From the listing below, copy every line with the word "standalone".

******************************

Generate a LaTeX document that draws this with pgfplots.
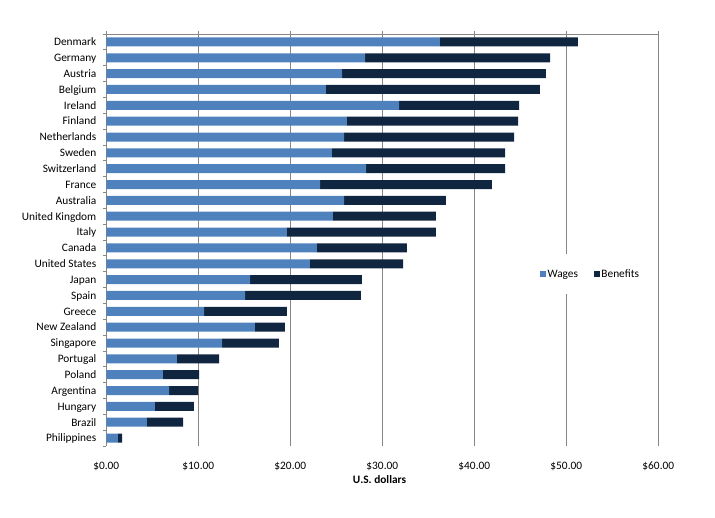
\documentclass[border=0pt]{standalone}
\usepackage{fontspec}
\setmainfont{Carlito}
\usepackage{pgfplots}
\usepackage{pgfplotstable}
\pgfplotsset{compat=1.18}
\definecolor{wages}{HTML}{4F81BD}
\definecolor{benefits}{HTML}{10253F}
\definecolor{gridgray}{HTML}{868686}

\pgfplotstableread[col sep=comma]{
country,wages,benefits
Denmark,36.27,15.00
Germany,28.12,20.11
Austria,25.62,22.17
Belgium,23.88,23.26
Ireland,31.82,13.04
Finland,26.16,18.59
Netherlands,25.84,18.48
Sweden,24.53,18.81
Switzerland,28.23,15.11
France,23.23,18.69
Australia,25.84,11.08
United Kingdom,24.64,11.19
Italy,19.64,16.19
Canada,22.90,9.78
United States,22.14,10.11
Japan,15.62,12.17
Spain,15.08,12.60
Greece,10.62,9.02
New Zealand,16.15,3.27
Singapore,12.58,6.19
Portugal,7.68,4.57
Poland,6.16,3.92
Argentina,6.82,3.15
Hungary,5.29,4.24
Brazil,4.42,3.92
Philippines,1.27,0.44
}\data

\begin{document}
\begin{tikzpicture}
\useasboundingbox (0,0) rectangle (715bp,518bp);
\begin{axis}[
  at={(106.3bp,72bp)}, anchor=south west,
  scale only axis, width=552bp, height=412bp,
  xbar stacked, bar width=9bp,
  xmin=0, xmax=60, ymin=-0.5, ymax=25.5, y dir=reverse,
  axis line style={draw=none},
  font=\fontsize{11.4}{13}\selectfont,
  xtick={0,10,...,60},
  xticklabels={\$0.00,\$10.00,\$20.00,\$30.00,\$40.00,\$50.00,\$60.00},
  xtick pos=right, xticklabel pos=left,
  xticklabel style={anchor=base, yshift=-20bp, inner sep=0pt},
  ytick={-0.5,0.5,...,25.5}, yticklabels={},
  ytick pos=left,
  extra y ticks={0,1,...,25},
  extra y tick labels={Denmark,Germany,Austria,Belgium,Ireland,Finland,Netherlands,Sweden,Switzerland,France,Australia,United Kingdom,Italy,Canada,United States,Japan,Spain,Greece,New Zealand,Singapore,Portugal,Poland,Argentina,Hungary,Brazil,Philippines},
  extra y tick style={major tick length=0pt, tick style={draw=none},
     yticklabel style={anchor=base east, inner sep=0pt, xshift=-9.8bp, yshift=-3.8bp}},
  tick align=outside, major tick length=3bp,
  tick style={gridgray, line width=0.8bp},
  xmajorgrids, major grid style={gridgray, line width=0.8bp},
  xlabel={\bfseries U.S. dollars},
  xlabel style={at={(axis description cs:0.495,0)}, anchor=base, yshift=-37.4bp, inner sep=0pt},
  legend style={at={(axis description cs:0.8768,0.4167)}, anchor=center,
     draw=none, fill=white, inner xsep=8bp, inner ysep=14bp,
     legend columns=2, font=\fontsize{11.4}{13}\selectfont,
     nodes={inner sep=1.2bp},
     /tikz/every even column/.append style={column sep=15bp}},
  every axis plot post/.append style={legend image code/.code={\fill[##1] (0bp,-3bp) rectangle (6bp,3bp);}},
]
\addplot[fill=wages, draw=none] table[x=wages, y expr=\coordindex] {\data};
\addplot[fill=benefits, draw=none] table[x=benefits, y expr=\coordindex] {\data};
\legend{Wages,Benefits}
\draw[gridgray, line width=0.8bp] (axis description cs:0,0) -- (axis description cs:0,1) -- (axis description cs:1,1);
\end{axis}
\end{tikzpicture}
\end{document}
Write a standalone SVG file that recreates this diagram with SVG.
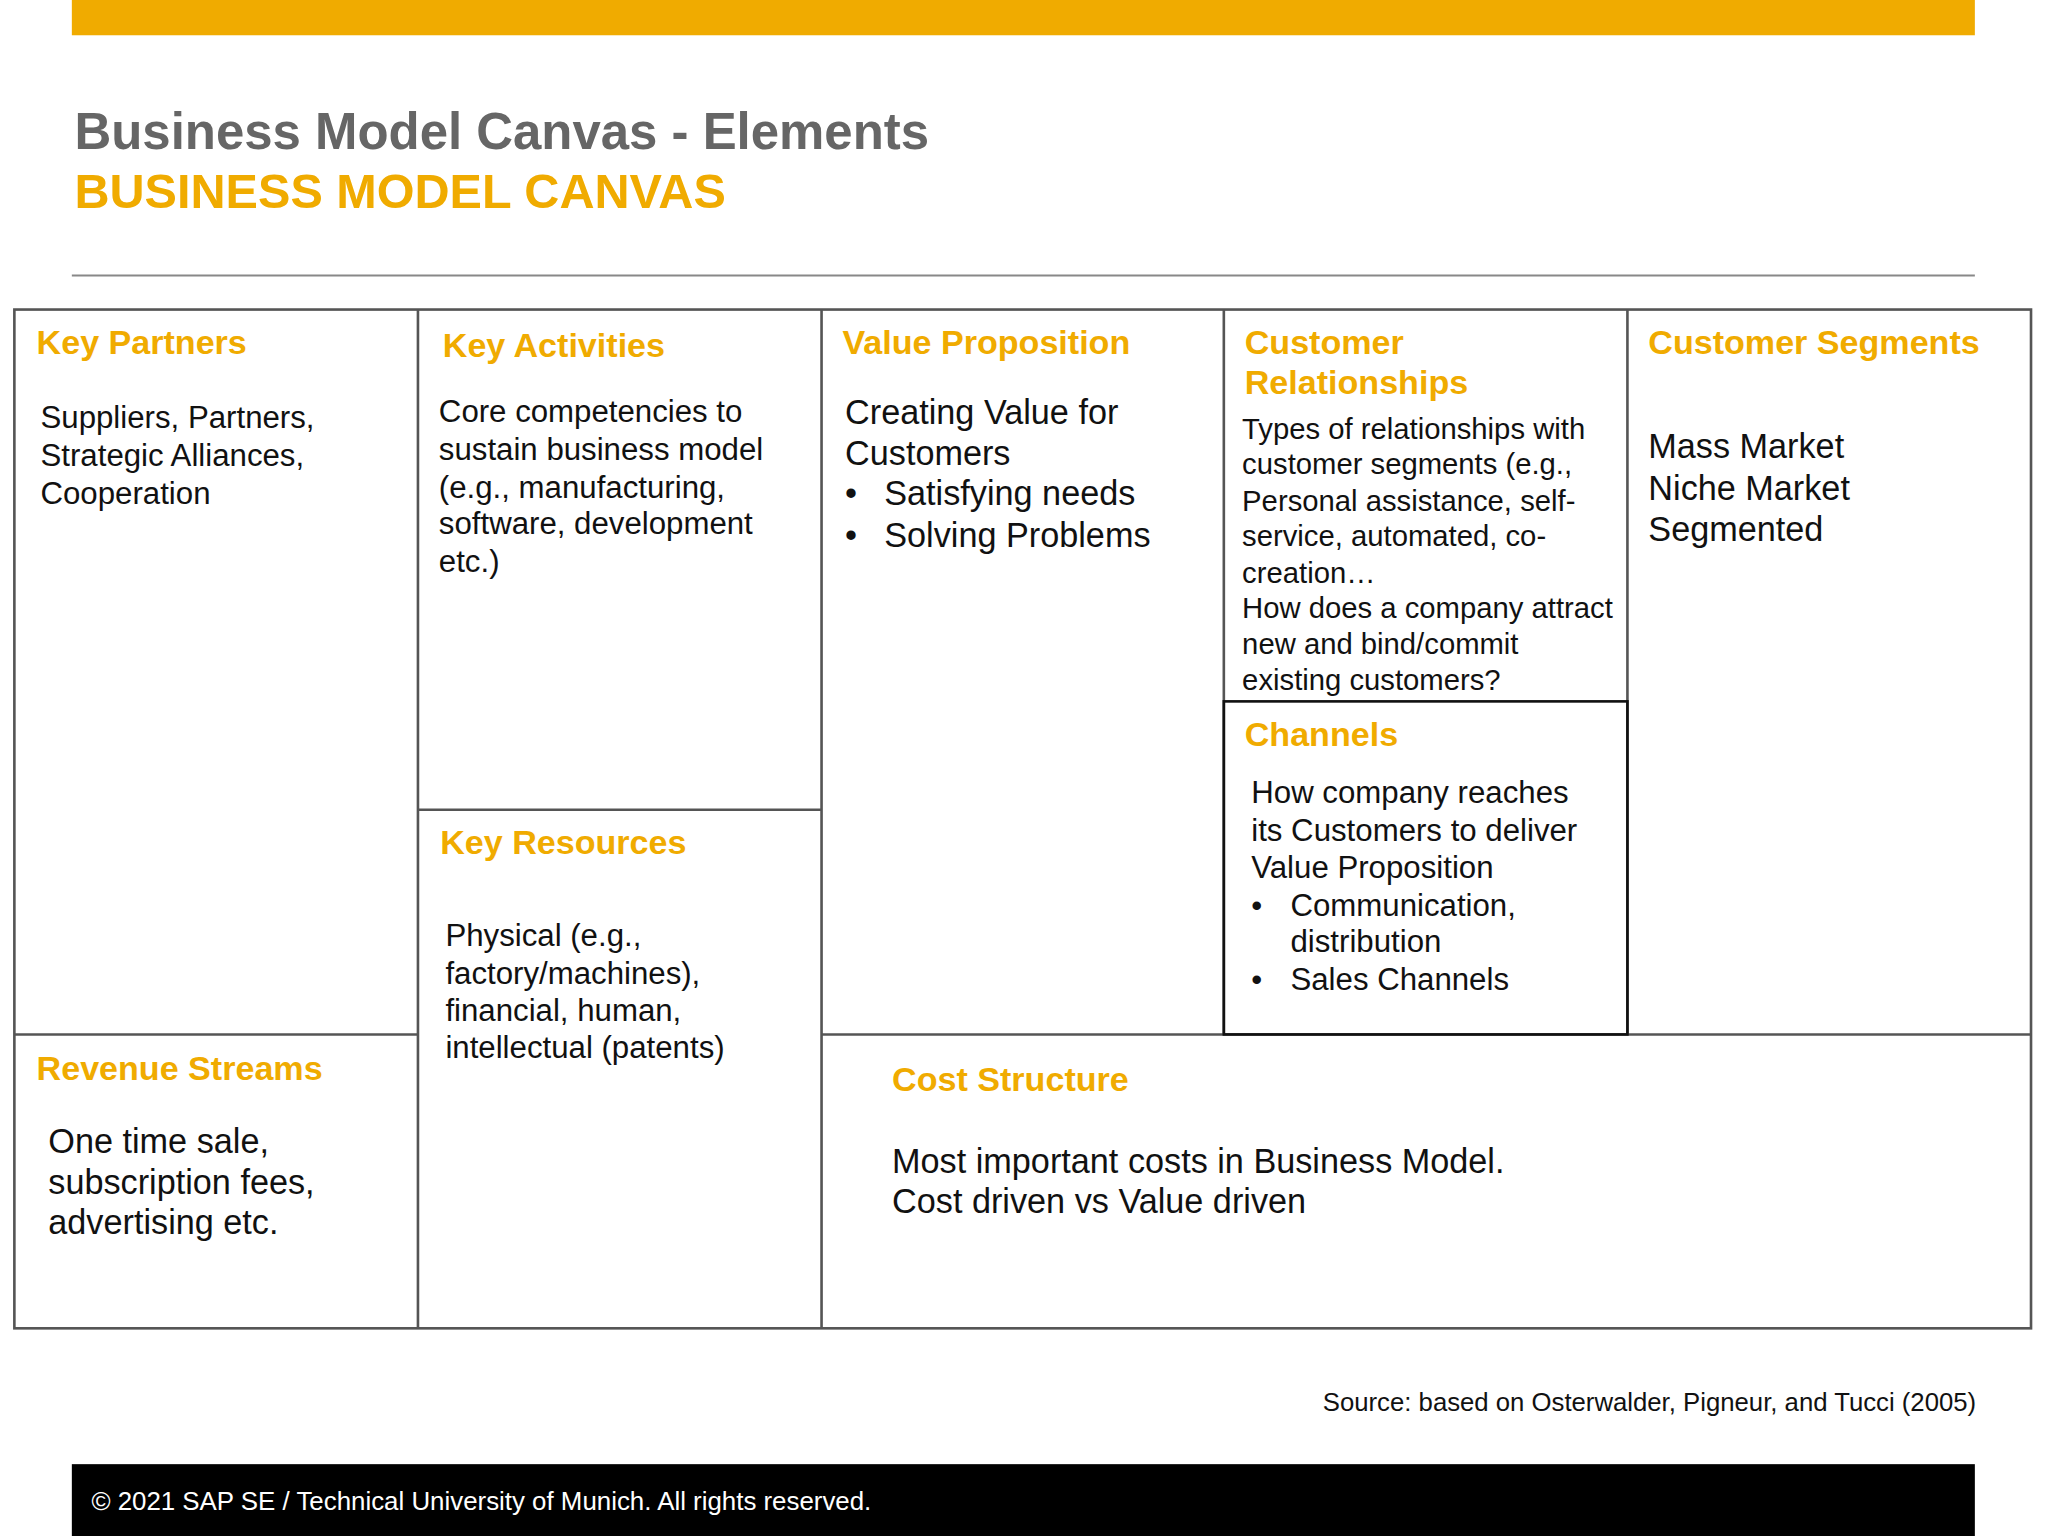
<svg xmlns="http://www.w3.org/2000/svg" width="2048" height="1536" viewBox="0 0 2048 1536">
<style>
text{font-family:"Liberation Sans",Arial,sans-serif}
.h{font-weight:bold;fill:#F0AB00;font-size:26.1px}
.b{fill:#111;font-size:23.9px}
.s{fill:#111;font-size:22.4px}
.l{fill:#111;font-size:26.2px}
.ln{stroke:#555;stroke-width:2;fill:none}
</style>
<rect width="2048" height="1536" fill="#fff"/>
<g transform="scale(1.30612)">
<rect x="55" y="0" width="1457" height="27" fill="#F0AB00"/>
<text x="57" y="114" font-size="39" font-weight="bold" fill="#666">Business Model Canvas - Elements</text>
<text x="57" y="159" font-size="37.2" font-weight="bold" fill="#F0AB00">BUSINESS MODEL CANVAS</text>
<line x1="55" y1="211" x2="1512" y2="211" stroke="#888" stroke-width="1.5"/>
<g id="grid">
<rect class="ln" x="11" y="237" width="1544" height="780"/>
<line class="ln" x1="320" y1="237" x2="320" y2="1017"/>
<line class="ln" x1="629" y1="237" x2="629" y2="1017"/>
<line class="ln" x1="937" y1="237" x2="937" y2="792"/>
<line class="ln" x1="1246" y1="237" x2="1246" y2="792"/>
<line class="ln" x1="11" y1="792" x2="320" y2="792"/>
<line class="ln" x1="629" y1="792" x2="1555" y2="792"/>
<line class="ln" x1="320" y1="620" x2="629" y2="620"/>
<rect x="937" y="537" width="309" height="255" fill="none" stroke="#111" stroke-width="2"/>
</g>
<g id="keypartners"><text class="h" x="28" y="271">Key Partners</text>
<text class="b" x="31" y="328">Suppliers, Partners,</text><text class="b" x="31" y="357">Strategic Alliances,</text><text class="b" x="31" y="386">Cooperation</text></g>
<g id="keyactivities"><text class="h" x="339" y="273">Key Activities</text>
<text class="b" x="336" y="323">Core competencies to</text><text class="b" x="336" y="352">sustain business model</text><text class="b" x="336" y="381">(e.g., manufacturing,</text><text class="b" x="336" y="409">software, development</text><text class="b" x="336" y="438">etc.)</text></g>
<g id="valueprop"><text class="h" x="645" y="271">Value Proposition</text>
<text class="l" x="647" y="325">Creating Value for</text><text class="l" x="647" y="356">Customers</text>
<text class="l" x="647" y="387">•</text><text class="l" x="677" y="387">Satisfying needs</text>
<text class="l" x="647" y="419">•</text><text class="l" x="677" y="419">Solving Problems</text></g>
<g id="custrel"><text class="h" x="953" y="271">Customer</text><text class="h" x="953" y="302">Relationships</text>
<text class="s" x="951" y="336">Types of relationships with</text><text class="s" x="951" y="363">customer segments (e.g.,</text><text class="s" x="951" y="391">Personal assistance, self-</text><text class="s" x="951" y="418">service, automated, co-</text><text class="s" x="951" y="446">creation…</text><text class="s" x="951" y="473">How does a company attract</text><text class="s" x="951" y="501">new and bind/commit</text><text class="s" x="951" y="528">existing customers?</text></g>
<g id="custseg"><text class="h" x="1262" y="271">Customer Segments</text>
<text class="l" x="1262" y="351">Mass Market</text><text class="l" x="1262" y="383">Niche Market</text><text class="l" x="1262" y="414">Segmented</text></g>
<g id="channels"><text class="h" x="953" y="571">Channels</text>
<text class="b" x="958" y="615">How company reaches</text><text class="b" x="958" y="644">its Customers to deliver</text><text class="b" x="958" y="672">Value Proposition</text>
<text class="b" x="958" y="701">•</text><text class="b" x="988" y="701">Communication,</text><text class="b" x="988" y="729">distribution</text>
<text class="b" x="958" y="758">•</text><text class="b" x="988" y="758">Sales Channels</text></g>
<g id="keyresources"><text class="h" x="337" y="654">Key Resources</text>
<text class="b" x="341" y="724">Physical (e.g.,</text><text class="b" x="341" y="753">factory/machines),</text><text class="b" x="341" y="782">financial, human,</text><text class="b" x="341" y="810">intellectual (patents)</text></g>
<g id="revenue"><text class="h" x="28" y="827">Revenue Streams</text>
<text class="l" x="37" y="883">One time sale,</text><text class="l" x="37" y="914">subscription fees,</text><text class="l" x="37" y="945">advertising etc.</text></g>
<g id="cost"><text class="h" x="683" y="835">Cost Structure</text>
<text class="l" x="683" y="898">Most important costs in Business Model.</text><text class="l" x="683" y="929">Cost driven vs Value driven</text></g>
<text x="1513" y="1080" font-size="19.7" fill="#111" text-anchor="end">Source: based on Osterwalder, Pigneur, and Tucci (2005)</text>
<rect x="55" y="1121" width="1457" height="55" fill="#000"/>
<text x="70" y="1156" font-size="19.8" fill="#fff">© 2021 SAP SE / Technical University of Munich. All rights reserved.</text>
</g>
</svg>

******************************

SOLUTION FOR THIS TASK —
\documentclass[border=0pt]{standalone}
Write a standalone SVG file that recreates this diagram with SVG.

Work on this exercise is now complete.